◆ The request ◆
Begin with the first line below and retype each line exactly through the line containing "const degTicks = [-4000, -3000, -2000, -1000, 0];". Any pictures are to be left out.
··· Data excerpt ···
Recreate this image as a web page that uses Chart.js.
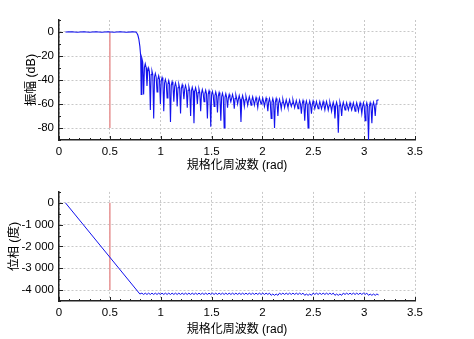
<!DOCTYPE html>
<html>
<head>
<meta charset="utf-8">
<script src="https://cdn.jsdelivr.net/npm/chart.js@4.4.1/dist/chart.umd.min.js"></script>
<style>
  html, body { margin: 0; padding: 0; background: #fff; }
  #wrap { position: relative; width: 474px; height: 339px; overflow: hidden; }
  canvas { position: absolute; left: 0; }
</style>
</head>
<body>
<div id="wrap">
  <canvas id="magChart" width="474" height="180" style="top:0"></canvas>
  <canvas id="phaseChart" width="474" height="159" style="top:180px"></canvas>
</div>
<script>
// tick labels
const freqTicks = [0, 0.5, 1, 1.5, 2, 2.5, 3, 3.5];
const dbTicks = [-80, -60, -40, -20, 0];
const degTicks = [-4000, -3000, -2000, -1000, 0];

// passband + transition (magnitude)
const passFreq = [0.063, 0.12, 0.18, 0.24, 0.30, 0.36, 0.42, 0.48, 0.54, 0.60, 0.66, 0.72,
  0.755, 0.765, 0.775, 0.785, 0.795, 0.803, 0.808];
const passDb = [0, 0.15, -0.15, 0.15, -0.15, 0.15, -0.15, 0.15, -0.15, 0.15, -0.15, 0.1,
  0, -0.8, -2.5, -6, -12, -20, -52];

// stopband magnitude: one row per sidelobe (peak, shoulder, null, shoulder)
const magStopFreq = [
  0.815, 0.823, 0.832, 0.840,  0.848, 0.856, 0.865, 0.873,  0.881, 0.889, 0.898, 0.906,
  0.914, 0.922, 0.931, 0.939,  0.947, 0.955, 0.964, 0.972,  0.980, 0.988, 0.997, 1.005,
  1.013, 1.021, 1.030, 1.038,  1.046, 1.054, 1.063, 1.071,  1.079, 1.087, 1.096, 1.104,
  1.112, 1.120, 1.129, 1.137,  1.145, 1.153, 1.162, 1.170,  1.178, 1.186, 1.195, 1.203,
  1.211, 1.219, 1.228, 1.236,  1.244, 1.252, 1.261, 1.269,  1.277, 1.285, 1.294, 1.302,
  1.310, 1.318, 1.327, 1.335,  1.343, 1.351, 1.360, 1.368,  1.376, 1.384, 1.393, 1.401,
  1.409, 1.417, 1.426, 1.434,  1.442, 1.450, 1.459, 1.467,  1.475, 1.483, 1.492, 1.500,
  1.508, 1.516, 1.525, 1.533,  1.541, 1.549, 1.558, 1.566,  1.574, 1.582, 1.591, 1.599,
  1.607, 1.615, 1.624, 1.632,  1.640, 1.648, 1.657, 1.665,  1.673, 1.681, 1.690, 1.698,
  1.706, 1.714, 1.723, 1.731,  1.739, 1.747, 1.756, 1.764,  1.772, 1.780, 1.789, 1.797,
  1.805, 1.813, 1.822, 1.830,  1.838, 1.846, 1.855, 1.863,  1.871, 1.879, 1.888, 1.896,
  1.904, 1.912, 1.921, 1.929,  1.937, 1.945, 1.954, 1.962,  1.970, 1.978, 1.987, 1.995,
  2.003, 2.011, 2.020, 2.028,  2.036, 2.044, 2.053, 2.061,  2.069, 2.077, 2.086, 2.094,
  2.102, 2.110, 2.119, 2.127,  2.135, 2.143, 2.152, 2.160,  2.168, 2.176, 2.185, 2.193,
  2.201, 2.209, 2.218, 2.226,  2.234, 2.242, 2.251, 2.259,  2.267, 2.275, 2.284, 2.292,
  2.300, 2.308, 2.317, 2.325,  2.333, 2.341, 2.350, 2.358,  2.366, 2.374, 2.383, 2.391,
  2.399, 2.407, 2.416, 2.424,  2.432, 2.440, 2.449, 2.457,  2.465, 2.473, 2.482, 2.490,
  2.498, 2.506, 2.515, 2.523,  2.531, 2.539, 2.548, 2.556,  2.564, 2.572, 2.581, 2.589,
  2.597, 2.605, 2.614, 2.622,  2.630, 2.638, 2.647, 2.655,  2.663, 2.671, 2.680, 2.688,
  2.696, 2.704, 2.713, 2.721,  2.729, 2.737, 2.746, 2.754,  2.762, 2.770, 2.779, 2.787,
  2.795, 2.803, 2.812, 2.820,  2.828, 2.836, 2.845, 2.853,  2.861, 2.869, 2.878, 2.886,
  2.894, 2.902, 2.911, 2.919,  2.927, 2.935, 2.944, 2.952,  2.960, 2.968, 2.977, 2.985,
  2.993, 3.001, 3.010, 3.018,  3.026, 3.034, 3.043, 3.051,  3.059, 3.067, 3.076, 3.084,
  3.092, 3.100, 3.109, 3.117,  3.125, 3.142
];
const magStopDb = [
  -22, -25, -52, -29.5,      -26.5, -29.5, -45, -33,    -30, -33, -65, -35.5,
  -32.5, -35.5, -72, -37.5,  -34.5, -37.5, -50, -39.5,  -36.5, -39.5, -60, -41,
  -38, -41, -66, -42.5,      -39.5, -42.5, -55, -43.5,  -40.5, -43.5, -75, -44.5,
  -41.5, -44.5, -58, -45.5,  -42.5, -45.5, -62, -46.5,  -43.5, -46.5, -68, -47,
  -44, -47, -56, -47.5,      -44.5, -47.5, -63, -48.5,  -45.5, -48.5, -70, -49,
  -46, -49, -76, -49.5,      -46.5, -49.5, -60, -50.5,  -47.5, -50.5, -66, -51,
  -48, -51, -58, -51.5,      -48.5, -51.5, -72, -52,    -49, -52, -79, -52.5,
  -49.5, -52.5, -62, -53,    -50, -53, -67, -53.5,      -50.5, -53.5, -74, -54,
  -51, -54, -80, -54.5,      -51.5, -54.5, -63, -55,    -52, -55, -58, -55,
  -52, -55, -64, -55.5,      -52.5, -55.5, -60, -56,    -53, -56, -75, -56,
  -53, -56, -62, -56.5,      -53.5, -56.5, -61, -57,    -54, -57, -61, -57,
  -54, -57, -61, -57.5,      -54.5, -57.5, -63, -57.5,  -54.5, -57.5, -60, -58,
  -55, -58, -62, -58,        -55, -58, -66, -58.5,      -55.5, -58.5, -72, -58.5,
  -55.5, -58.5, -80, -58.5,  -55.5, -58.5, -70, -59,    -56, -59, -64, -59,
  -56, -59, -63, -59.5,      -56.5, -59.5, -63, -59.5,  -56.5, -59.5, -62, -59.5,
  -56.5, -59.5, -63, -60,    -57, -60, -64, -60,        -57, -60, -68, -60,
  -57, -60, -74, -60.5,      -57.5, -60.5, -80, -60.5,  -57.5, -60.5, -68, -60.5,
  -57.5, -60.5, -64, -61,    -58, -61, -64, -61,        -58, -61, -64, -61,
  -58, -61, -65, -61,        -58, -61, -65, -61.5,      -58.5, -61.5, -66, -61.5,
  -58.5, -61.5, -72, -61.5,  -58.5, -61.5, -84, -61.5,  -58.5, -61.5, -70, -61.5,
  -58.5, -61.5, -65, -62,    -59, -62, -65, -62,        -59, -62, -65, -62,
  -59, -62, -66, -62,        -59, -62, -66, -62,        -59, -62, -68, -62,
  -59, -62, -74, -62,        -59, -62, -90, -62,        -59, -62, -76, -61.5,
  -58.5, -61.5, -70, -60,    -57, -56.5
];

// stopband phase (peak / null grid)
const phaseStopFreq = [
  0.815, 0.832, 0.848, 0.865, 0.881, 0.898, 0.914, 0.931, 0.947, 0.964,
  0.980, 0.997, 1.013, 1.030, 1.046, 1.063, 1.079, 1.096, 1.112, 1.129,
  1.145, 1.162, 1.178, 1.195, 1.211, 1.228, 1.244, 1.261, 1.277, 1.294,
  1.310, 1.327, 1.343, 1.360, 1.376, 1.393, 1.409, 1.426, 1.442, 1.459,
  1.475, 1.492, 1.508, 1.525, 1.541, 1.558, 1.574, 1.591, 1.607, 1.624,
  1.640, 1.657, 1.673, 1.690, 1.706, 1.723, 1.739, 1.756, 1.772, 1.789,
  1.805, 1.822, 1.838, 1.855, 1.871, 1.888, 1.904, 1.921, 1.937, 1.954,
  1.970, 1.987, 2.003, 2.020, 2.036, 2.053, 2.069, 2.086, 2.102, 2.119,
  2.135, 2.152, 2.168, 2.185, 2.201, 2.218, 2.234, 2.251, 2.267, 2.284,
  2.300, 2.317, 2.333, 2.350, 2.366, 2.383, 2.399, 2.416, 2.432, 2.449,
  2.465, 2.482, 2.498, 2.515, 2.531, 2.548, 2.564, 2.581, 2.597, 2.614,
  2.630, 2.647, 2.663, 2.680, 2.696, 2.713, 2.729, 2.746, 2.762, 2.779,
  2.795, 2.812, 2.828, 2.845, 2.861, 2.878, 2.894, 2.911, 2.927, 2.944,
  2.960, 2.977, 2.993, 3.010, 3.026, 3.043, 3.059, 3.076, 3.092, 3.109,
  3.125, 3.142
];
const phaseStopDeg = [
  -4140, -4200, -4140, -4200, -4140, -4200, -4140, -4200, -4140, -4200,
  -4140, -4200, -4140, -4200, -4140, -4200, -4140, -4200, -4140, -4200,
  -4140, -4200, -4140, -4200, -4140, -4200, -4140, -4200, -4140, -4200,
  -4140, -4200, -4140, -4200, -4140, -4200, -4140, -4200, -4140, -4200,
  -4140, -4200, -4140, -4200, -4140, -4200, -4140, -4200, -4140, -4200,
  -4140, -4200, -4140, -4200, -4140, -4200, -4140, -4200, -4140, -4200,
  -4140, -4200, -4140, -4200, -4140, -4200, -4140, -4200, -4140, -4200,
  -4140, -4200, -4140, -4200, -4140, -4200, -4140, -4240, -4180, -4240,
  -4180, -4240, -4140, -4200, -4140, -4200, -4140, -4200, -4140, -4200,
  -4140, -4200, -4140, -4200, -4140, -4200, -4140, -4240, -4180, -4240,
  -4180, -4240, -4140, -4200, -4140, -4200, -4140, -4200, -4140, -4200,
  -4140, -4200, -4140, -4200, -4140, -4240, -4180, -4240, -4180, -4240,
  -4140, -4200, -4140, -4200, -4140, -4200, -4140, -4200, -4140, -4200,
  -4140, -4200, -4140, -4200, -4140, -4240, -4180, -4240, -4180, -4240,
  -4180, -4220
];

// passband phase (linear part)
const slopeFreq = [0.063, 0.795];
const slopeDeg = [0, -4180];

// red marker at 0.5 rad
const markerFreq = [0.5, 0.5];
const markerDb = [0, -80];
const markerDeg = [0, -4000];

const toPoints = (xs, ys) => xs.map((x, i) => ({ x: x, y: ys[i] }));

Chart.defaults.font.family = "'Liberation Sans', 'Noto Sans CJK JP', Arial, sans-serif";
Chart.defaults.font.size = 11.5;
Chart.defaults.color = '#000';

// small inward tick marks on the left and bottom axes
const innerTicks = {
  id: 'innerTicks',
  afterDraw(chart, args, opts) {
    const { ctx, scales: { x, y } } = chart;
    ctx.save();
    ctx.strokeStyle = '#222';
    ctx.lineWidth = 1;
    ctx.beginPath();
    for (let i = 0; i <= 35; i++) {
      const px = Math.round(x.getPixelForValue(i / 10)) + 0.5;
      const len = i % 5 === 0 ? 4 : 2;
      ctx.moveTo(px, y.bottom);
      ctx.lineTo(px, y.bottom - len);
    }
    const n = Math.round((y.max - y.min) / opts.step);
    for (let j = 0; j <= n; j++) {
      const v = y.min + j * opts.step;
      const py = Math.round(y.getPixelForValue(v)) + 0.5;
      const len = opts.major.includes(v) ? 4 : 2;
      ctx.moveTo(x.left, py);
      ctx.lineTo(x.left + len, py);
    }
    ctx.stroke();
    ctx.restore();
  }
};

function fmtThousands(v) {
  const s = Math.abs(v).toString().replace(/\B(?=(\d{3})+(?!\d))/g, ' ');
  return (v < 0 ? '-' : '') + s;
}

function makeChart(id, cfg) {
  const gridStyle = { color: '#c8c8c8', drawTicks: false, lineWidth: 1 };
  const borderStyle = { display: true, color: '#222', width: 1.5, dash: [2, 2] };
  return new Chart(document.getElementById(id), {
    type: 'line',
    data: {
      datasets: [
        {
          data: cfg.line,
          borderColor: '#1212ee',
          borderWidth: cfg.lineWidth,
          pointRadius: 0,
          tension: 0,
          fill: false
        },
        {
          data: cfg.marker,
          borderColor: '#e99a9a',
          borderWidth: 1.6,
          pointRadius: 0,
          fill: false
        }
      ]
    },
    options: {
      responsive: false,
      animation: false,
      events: [],
      layout: { padding: { left: 0, right: 59, top: cfg.top, bottom: 0 } },
      plugins: {
        legend: { display: false },
        tooltip: { enabled: false },
        innerTicks: { step: cfg.minorStep, major: cfg.yTicks }
      },
      scales: {
        x: {
          type: 'linear',
          min: 0,
          max: 3.5,
          grid: gridStyle,
          border: borderStyle,
          afterBuildTicks: s => { s.ticks = freqTicks.map(v => ({ value: v })); },
          afterFit: s => { s.height = cfg.xHeight; },
          ticks: { padding: 5, maxRotation: 0, callback: v => String(v) },
          title: { display: true, text: '規格化周波数 (rad)', font: { size: 12 },
            padding: { top: 0, bottom: cfg.xTitlePad } }
        },
        y: {
          type: 'linear',
          min: cfg.yMin,
          max: cfg.yMax,
          grid: gridStyle,
          border: borderStyle,
          afterBuildTicks: s => { s.ticks = cfg.yTicks.map(v => ({ value: v })); },
          afterFit: s => { s.width = 59; },
          ticks: { padding: 5, callback: cfg.yFormat },
          title: { display: true, text: cfg.yTitle, font: { size: 12.5 },
            padding: { top: cfg.yTitlePad, bottom: 0 } }
        }
      }
    },
    plugins: [innerTicks]
  });
}

makeChart('magChart', {
  line: toPoints(passFreq.concat(magStopFreq), passDb.concat(magStopDb)),
  marker: toPoints(markerFreq, markerDb),
  lineWidth: 1.1,
  top: 20,
  xHeight: 40,
  xTitlePad: 7,
  yMin: -90,
  yMax: 10,
  yTicks: dbTicks,
  minorStep: 10,
  yTitle: '振幅 (dB)',
  yTitlePad: 24,
  yFormat: v => String(v)
});

makeChart('phaseChart', {
  line: toPoints(slopeFreq.concat(phaseStopFreq), slopeDeg.concat(phaseStopDeg)),
  marker: toPoints(markerFreq, markerDeg),
  lineWidth: 1,
  top: 10,
  xHeight: 38,
  xTitlePad: 2,
  yMin: -4500,
  yMax: 500,
  yTicks: degTicks,
  minorStep: 500,
  yTitle: '位相 (度)',
  yTitlePad: 7,
  yFormat: fmtThousands
});
</script>
</body>
</html>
···
◆ The answer ◆
Recreate this image as a web page that uses Chart.js.
<!DOCTYPE html>
<html>
<head>
<meta charset="utf-8">
<script src="https://cdn.jsdelivr.net/npm/chart.js@4.4.1/dist/chart.umd.min.js"></script>
<style>
  html, body { margin: 0; padding: 0; background: #fff; }
  #wrap { position: relative; width: 474px; height: 339px; overflow: hidden; }
  canvas { position: absolute; left: 0; }
</style>
</head>
<body>
<div id="wrap">
  <canvas id="magChart" width="474" height="180" style="top:0"></canvas>
  <canvas id="phaseChart" width="474" height="159" style="top:180px"></canvas>
</div>
<script>
// tick labels
const freqTicks = [0, 0.5, 1, 1.5, 2, 2.5, 3, 3.5];
const dbTicks = [-80, -60, -40, -20, 0];
const degTicks = [-4000, -3000, -2000, -1000, 0];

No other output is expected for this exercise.